Legislative Intent and Purpose of the Rule
The court elaborated on the legislative intent behind the workers' compensation rules, emphasizing the importance of compensating injured workers based on their wages at the time of their injury. It referenced ORS 656.210, which mandates that temporary disability compensation should equal a specified percentage of the worker's wages, thus establishing a clear policy aimed at supporting injured workers financially. The court noted that the rule was designed to calculate wages accurately in cases where a worker had not been employed for a full 52 weeks or had experienced gaps in employment. By interpreting "extended gap" in a manner that allows for flexibility, the court underscored that the rule serves to approximate the worker's earnings accurately, rather than strictly adhering to a rigid calculation method.

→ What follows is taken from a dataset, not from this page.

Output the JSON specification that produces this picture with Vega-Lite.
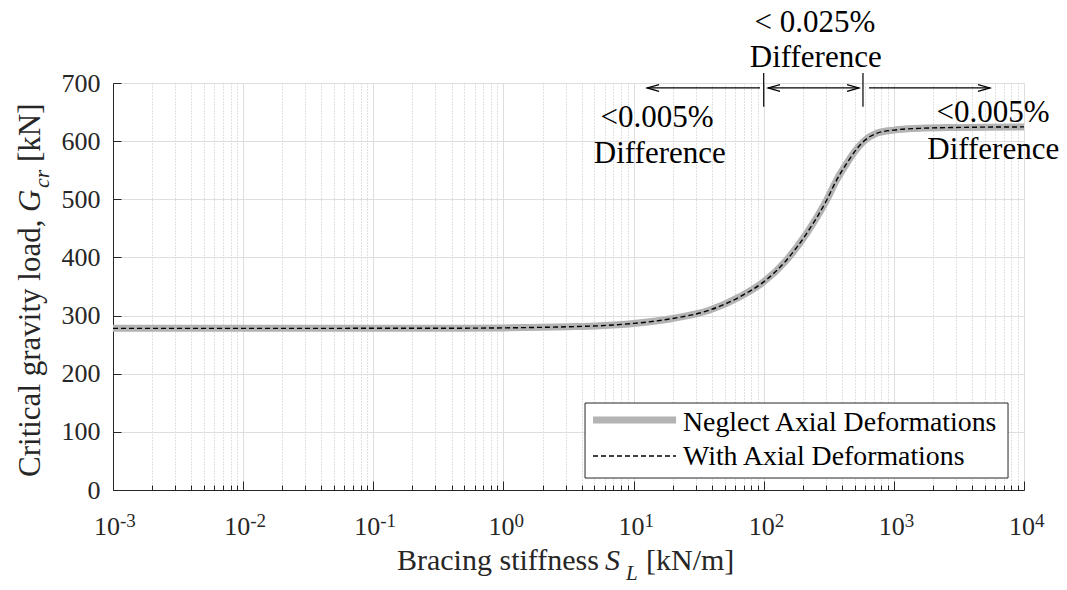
{
  "$schema": "https://vega.github.io/schema/vega-lite/v6.json",
  "width": 911,
  "height": 407,
  "autosize": {"type": "none"},
  "padding": {"left": 113, "top": 83, "right": 43, "bottom": 100},
  "background": "white",
  "config": {"view": {"stroke": null}, "font": "Liberation Serif"},
  "resolve": {"axis": {"x": "independent", "y": "independent"}},
  "layer": [
    {
      "data": {"name": "curve", "values": [
        {"S": 0.001, "neglect": 278, "with": 278},
        {"S": 0.01, "neglect": 278, "with": 278},
        {"S": 0.1, "neglect": 278.1, "with": 278.1},
        {"S": 0.5, "neglect": 278.3, "with": 278.3},
        {"S": 1, "neglect": 278.8, "with": 278.8},
        {"S": 2, "neglect": 279.8, "with": 279.8},
        {"S": 3.2, "neglect": 280.8, "with": 280.8},
        {"S": 5.5, "neglect": 282.5, "with": 282.5},
        {"S": 10, "neglect": 286.5, "with": 286.5},
        {"S": 20, "neglect": 295, "with": 295},
        {"S": 38.6, "neglect": 309.6, "with": 309.6},
        {"S": 65.8, "neglect": 332.5, "with": 332.5},
        {"S": 100, "neglect": 358, "with": 358},
        {"S": 150, "neglect": 395.6, "with": 395.6},
        {"S": 214, "neglect": 441.5, "with": 441.5},
        {"S": 305, "neglect": 498.8, "with": 498.8},
        {"S": 363, "neglect": 533, "with": 533},
        {"S": 435, "neglect": 562, "with": 562},
        {"S": 500, "neglect": 582, "with": 582},
        {"S": 582, "neglect": 599, "with": 599},
        {"S": 738, "neglect": 613.5, "with": 613.5},
        {"S": 1000, "neglect": 619, "with": 619},
        {"S": 1585, "neglect": 622, "with": 622},
        {"S": 3000, "neglect": 623.5, "with": 623.5},
        {"S": 10000, "neglect": 624.5, "with": 624.5}
      ]},
      "mark": {"type": "line", "interpolate": "monotone", "stroke": "#b3b3b3", "strokeWidth": 7},
      "encoding": {
        "x": {"field": "S", "type": "quantitative",
          "scale": {"type": "log", "domain": [0.001, 10000], "nice": false},
          "axis": {"orient": "bottom", "values": [0.002,0.003,0.004,0.005,0.006,0.007,0.008,0.009,0.02,0.03,0.04,0.05,0.06,0.07,0.08,0.09,0.2,0.3,0.4,0.5,0.6,0.7,0.8,0.9,2,3,4,5,6,7,8,9,20,30,40,50,60,70,80,90,200,300,400,500,600,700,800,900,2000,3000,4000,5000,6000,7000,8000,9000],
            "grid": true, "gridColor": "#c2c2c2", "gridDash": [1, 2], "gridWidth": 1,
            "ticks": true, "tickSize": -5, "tickColor": "#262626", "labels": false, "domain": false, "title": null}},
        "y": {"field": "neglect", "type": "quantitative",
          "scale": {"domain": [0, 700], "nice": false, "zero": false},
          "axis": {"orient": "left", "values": [0,100,200,300,400,500,600,700], "format": "d",
            "grid": true, "gridColor": "#dedede", "gridWidth": 1,
            "ticks": true, "tickSize": -8, "tickColor": "#262626", "domain": true, "domainColor": "#262626",
            "labels": true, "labelFont": "Liberation Serif", "labelFontSize": 26, "labelColor": "#262626", "labelPadding": 21, "title": null}}
      }
    },
    {
      "data": {"name": "curve"},
      "mark": {"type": "line", "interpolate": "monotone", "stroke": "#000000", "strokeWidth": 1.4, "strokeDash": [5, 3]},
      "encoding": {
        "x": {"field": "S", "type": "quantitative",
          "scale": {"type": "log", "domain": [0.001, 10000], "nice": false},
          "axis": {"orient": "bottom", "values": [0.001,0.01,0.1,1,10,100,1000,10000],
            "grid": true, "gridColor": "#dedede", "gridWidth": 1,
            "tickSize": -9, "tickColor": "#262626", "labels": false, "domain": true, "domainColor": "#262626", "title": null}},
        "y": {"field": "with", "type": "quantitative", "scale": {"domain": [0, 700], "nice": false, "zero": false}, "axis": null}
      }
    },
    {
      "data": {"values": [
        {"x1": 12.7, "x2": 93.7, "y": 691.5},
        {"x1": 108, "x2": 540, "y": 691.5},
        {"x1": 644, "x2": 5480, "y": 691.5}
      ]},
      "mark": {"type": "rule", "stroke": "#000000", "strokeWidth": 1.2},
      "encoding": {
        "x": {"field": "x1", "type": "quantitative", "scale": {"type": "log", "domain": [0.001, 10000], "nice": false}, "axis": null},
        "x2": {"field": "x2"},
        "y": {"field": "y", "type": "quantitative", "scale": {"domain": [0, 700], "nice": false, "zero": false}, "axis": null}
      }
    },
    {
      "data": {"values": [
        {"x": 100, "y1": 659, "y2": 717},
        {"x": 579, "y1": 659, "y2": 717}
      ]},
      "mark": {"type": "rule", "stroke": "#000000", "strokeWidth": 1.2},
      "encoding": {
        "x": {"field": "x", "type": "quantitative", "scale": {"type": "log", "domain": [0.001, 10000], "nice": false}, "axis": null},
        "y": {"field": "y1", "type": "quantitative", "scale": {"domain": [0, 700], "nice": false, "zero": false}, "axis": null},
        "y2": {"field": "y2"}
      }
    },
    {
      "data": {"values": [
        {"x": 12.7, "y": 691.5, "d": "L"},
        {"x": 108, "y": 691.5, "d": "L"},
        {"x": 540, "y": 691.5, "d": "R"},
        {"x": 5480, "y": 691.5, "d": "R"}
      ]},
      "mark": {"type": "point", "filled": false, "stroke": "#000000", "strokeWidth": 1.2, "size": 576, "opacity": 1},
      "encoding": {
        "x": {"field": "x", "type": "quantitative", "scale": {"type": "log", "domain": [0.001, 10000], "nice": false}, "axis": null},
        "y": {"field": "y", "type": "quantitative", "scale": {"domain": [0, 700], "nice": false, "zero": false}, "axis": null},
        "shape": {"field": "d", "type": "nominal", "scale": {"domain": ["L", "R"], "range": ["M1,-0.28L0,0L1,0.28", "M-1,-0.28L0,0L-1,0.28"]}, "legend": null}
      }
    },
    {
      "data": {"values": [
        {"label": "< 0.025%", "x": 247.7, "y": 787.7},
        {"label": "Difference", "x": 251, "y": 727.5},
        {"label": "<0.005%", "x": 15.14, "y": 624.4},
        {"label": "Difference", "x": 15.9, "y": 562.4},
        {"label": "<0.005%", "x": 5781, "y": 633},
        {"label": "Difference", "x": 5800, "y": 569}
      ]},
      "mark": {"type": "text", "font": "Liberation Serif", "fontSize": 31, "color": "#000000", "align": "center", "baseline": "alphabetic"},
      "encoding": {
        "x": {"field": "x", "type": "quantitative", "scale": {"type": "log", "domain": [0.001, 10000], "nice": false}, "axis": null},
        "y": {"field": "y", "type": "quantitative", "scale": {"domain": [0, 700], "nice": false, "zero": false}, "axis": null},
        "text": {"field": "label"}
      }
    },
    {
      "data": {"values": [{"x1": 4.236, "x2": 7538, "y1": 20.6, "y2": 149.6}]},
      "mark": {"type": "rect", "fill": "#ffffff", "stroke": "#262626", "strokeWidth": 1},
      "encoding": {
        "x": {"field": "x1", "type": "quantitative", "scale": {"type": "log", "domain": [0.001, 10000], "nice": false}, "axis": null},
        "x2": {"field": "x2"},
        "y": {"field": "y1", "type": "quantitative", "scale": {"domain": [0, 700], "nice": false, "zero": false}, "axis": null},
        "y2": {"field": "y2"}
      }
    },
    {
      "data": {"values": [{"x1": 4.88, "x2": 21.2, "y": 120.4}]},
      "mark": {"type": "rule", "stroke": "#b3b3b3", "strokeWidth": 7},
      "encoding": {
        "x": {"field": "x1", "type": "quantitative", "scale": {"type": "log", "domain": [0.001, 10000], "nice": false}, "axis": null},
        "x2": {"field": "x2"},
        "y": {"field": "y", "type": "quantitative", "scale": {"domain": [0, 700], "nice": false, "zero": false}, "axis": null}
      }
    },
    {
      "data": {"values": [{"x1": 4.88, "x2": 21.2, "y": 58.5}]},
      "mark": {"type": "rule", "stroke": "#000000", "strokeWidth": 1.4, "strokeDash": [5, 3]},
      "encoding": {
        "x": {"field": "x1", "type": "quantitative", "scale": {"type": "log", "domain": [0.001, 10000], "nice": false}, "axis": null},
        "x2": {"field": "x2"},
        "y": {"field": "y", "type": "quantitative", "scale": {"domain": [0, 700], "nice": false, "zero": false}, "axis": null}
      }
    },
    {
      "data": {"values": [
        {"label": "Neglect Axial Deformations", "x": 23.99, "y": 101.5},
        {"label": "With Axial Deformations", "x": 23.99, "y": 43}
      ]},
      "mark": {"type": "text", "font": "Liberation Serif", "fontSize": 27.8, "color": "#000000", "align": "left", "baseline": "alphabetic"},
      "encoding": {
        "x": {"field": "x", "type": "quantitative", "scale": {"type": "log", "domain": [0.001, 10000], "nice": false}, "axis": null},
        "y": {"field": "y", "type": "quantitative", "scale": {"domain": [0, 700], "nice": false, "zero": false}, "axis": null},
        "text": {"field": "label"}
      }
    },
    {
      "data": {"values": [
        {"v": 0.001, "base": "10", "e": "-3", "yb": -77.4, "ye": -63.6},
        {"v": 0.01, "base": "10", "e": "-2", "yb": -77.4, "ye": -63.6},
        {"v": 0.1, "base": "10", "e": "-1", "yb": -77.4, "ye": -63.6}
      ]},
      "layer": [
        {
          "mark": {"type": "text", "font": "Liberation Serif", "fontSize": 26, "color": "#262626", "align": "right", "baseline": "alphabetic", "dx": 7},
          "encoding": {
            "x": {"field": "v", "type": "quantitative", "scale": {"type": "log", "domain": [0.001, 10000], "nice": false}, "axis": null},
            "y": {"field": "yb", "type": "quantitative", "scale": {"domain": [0, 700], "nice": false, "zero": false}, "axis": null},
            "text": {"field": "base"}
          }
        },
        {
          "mark": {"type": "text", "font": "Liberation Serif", "fontSize": 19, "color": "#262626", "align": "left", "baseline": "alphabetic", "dx": 7},
          "encoding": {
            "x": {"field": "v", "type": "quantitative", "scale": {"type": "log", "domain": [0.001, 10000], "nice": false}, "axis": null},
            "y": {"field": "ye", "type": "quantitative", "scale": {"domain": [0, 700], "nice": false, "zero": false}, "axis": null},
            "text": {"field": "e"}
          }
        }
      ]
    },
    {
      "data": {"values": [
        {"v": 1, "base": "10", "e": "0", "yb": -77.4, "ye": -63.6},
        {"v": 10, "base": "10", "e": "1", "yb": -77.4, "ye": -63.6},
        {"v": 100, "base": "10", "e": "2", "yb": -77.4, "ye": -63.6},
        {"v": 1000, "base": "10", "e": "3", "yb": -77.4, "ye": -63.6},
        {"v": 10000, "base": "10", "e": "4", "yb": -77.4, "ye": -63.6}
      ]},
      "layer": [
        {
          "mark": {"type": "text", "font": "Liberation Serif", "fontSize": 26, "color": "#262626", "align": "right", "baseline": "alphabetic", "dx": 11},
          "encoding": {
            "x": {"field": "v", "type": "quantitative", "scale": {"type": "log", "domain": [0.001, 10000], "nice": false}, "axis": null},
            "y": {"field": "yb", "type": "quantitative", "scale": {"domain": [0, 700], "nice": false, "zero": false}, "axis": null},
            "text": {"field": "base"}
          }
        },
        {
          "mark": {"type": "text", "font": "Liberation Serif", "fontSize": 19, "color": "#262626", "align": "left", "baseline": "alphabetic", "dx": 11},
          "encoding": {
            "x": {"field": "v", "type": "quantitative", "scale": {"type": "log", "domain": [0.001, 10000], "nice": false}, "axis": null},
            "y": {"field": "ye", "type": "quantitative", "scale": {"domain": [0, 700], "nice": false, "zero": false}, "axis": null},
            "text": {"field": "e"}
          }
        }
      ]
    },
    {
      "data": {"values": [
        {"label": "Bracing stiffness", "x": 0.1521, "y": -137.6},
        {"label": "[kN/m]", "x": 12.46, "y": -137.6}
      ]},
      "mark": {"type": "text", "font": "Liberation Serif", "fontSize": 30, "color": "#262626", "align": "left", "baseline": "alphabetic"},
      "encoding": {
        "x": {"field": "x", "type": "quantitative", "scale": {"type": "log", "domain": [0.001, 10000], "nice": false}, "axis": null},
        "y": {"field": "y", "type": "quantitative", "scale": {"domain": [0, 700], "nice": false, "zero": false}, "axis": null},
        "text": {"field": "label"}
      }
    },
    {
      "data": {"values": [{"label": "S", "x": 6.035, "y": -137.6}]},
      "mark": {"type": "text", "font": "Liberation Serif", "fontSize": 30, "fontStyle": "italic", "color": "#262626", "align": "left", "baseline": "alphabetic"},
      "encoding": {
        "x": {"field": "x", "type": "quantitative", "scale": {"type": "log", "domain": [0.001, 10000], "nice": false}, "axis": null},
        "y": {"field": "y", "type": "quantitative", "scale": {"domain": [0, 700], "nice": false, "zero": false}, "axis": null},
        "text": {"field": "label"}
      }
    },
    {
      "data": {"values": [{"label": "L", "x": 8.75, "y": -154.8}]},
      "mark": {"type": "text", "font": "Liberation Serif", "fontSize": 21, "fontStyle": "italic", "color": "#262626", "align": "left", "baseline": "alphabetic"},
      "encoding": {
        "x": {"field": "x", "type": "quantitative", "scale": {"type": "log", "domain": [0.001, 10000], "nice": false}, "axis": null},
        "y": {"field": "y", "type": "quantitative", "scale": {"domain": [0, 700], "nice": false, "zero": false}, "axis": null},
        "text": {"field": "label"}
      }
    },
    {
      "data": {"values": [
        {"label": "Critical gravity load,", "x": 0.0002748, "y": 22.4},
        {"label": "[kN]", "x": 0.0002748, "y": 564.2}
      ]},
      "mark": {"type": "text", "font": "Liberation Serif", "fontSize": 31, "color": "#262626", "align": "left", "baseline": "alphabetic", "angle": 270},
      "encoding": {
        "x": {"field": "x", "type": "quantitative", "scale": {"type": "log", "domain": [0.001, 10000], "nice": false}, "axis": null},
        "y": {"field": "y", "type": "quantitative", "scale": {"domain": [0, 700], "nice": false, "zero": false}, "axis": null},
        "text": {"field": "label"}
      }
    },
    {
      "data": {"values": [{"label": "G", "x": 0.0002748, "y": 478.2}]},
      "mark": {"type": "text", "font": "Liberation Serif", "fontSize": 31, "fontStyle": "italic", "color": "#262626", "align": "left", "baseline": "alphabetic", "angle": 270},
      "encoding": {
        "x": {"field": "x", "type": "quantitative", "scale": {"type": "log", "domain": [0.001, 10000], "nice": false}, "axis": null},
        "y": {"field": "y", "type": "quantitative", "scale": {"domain": [0, 700], "nice": false, "zero": false}, "axis": null},
        "text": {"field": "label"}
      }
    },
    {
      "data": {"values": [{"label": "cr", "x": 0.0003223, "y": 519.4}]},
      "mark": {"type": "text", "font": "Liberation Serif", "fontSize": 22, "fontStyle": "italic", "color": "#262626", "align": "left", "baseline": "alphabetic", "angle": 270},
      "encoding": {
        "x": {"field": "x", "type": "quantitative", "scale": {"type": "log", "domain": [0.001, 10000], "nice": false}, "axis": null},
        "y": {"field": "y", "type": "quantitative", "scale": {"domain": [0, 700], "nice": false, "zero": false}, "axis": null},
        "text": {"field": "label"}
      }
    }
  ]
}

This approach aligned with the legislative goal of ensuring that compensation reflects a worker's financial situation at the time of their injury. The court concluded that the Board's interpretation of the rule was consistent with the legislative intent, thereby reinforcing the importance of fair compensation in the context of workers' rights.
Conclusion of the Court
Ultimately, the Court of Appeals affirmed the Workers' Compensation Board's decision, concluding that the claimant was not precluded from raising the compensation rate issue at the hearing. It determined that the insurer's notice of closure did not clearly present the compensation rate, which allowed the claimant to contest it during the hearing. The court upheld the Board's interpretation of the relevant rule, finding that the classification of the claimant's layoff as an "extended gap" was appropriate and justified the recalculation of the average weekly wage. By affirming the Board's decision, the court emphasized the importance of ensuring that workers receive benefits that accurately reflect their earnings at the time of injury, thereby supporting the legislative intent behind workers' compensation laws. The ruling reinforced the principle that clarity in communication from insurers is crucial in the workers' compensation process, ensuring that claimants can effectively advocate for their rights.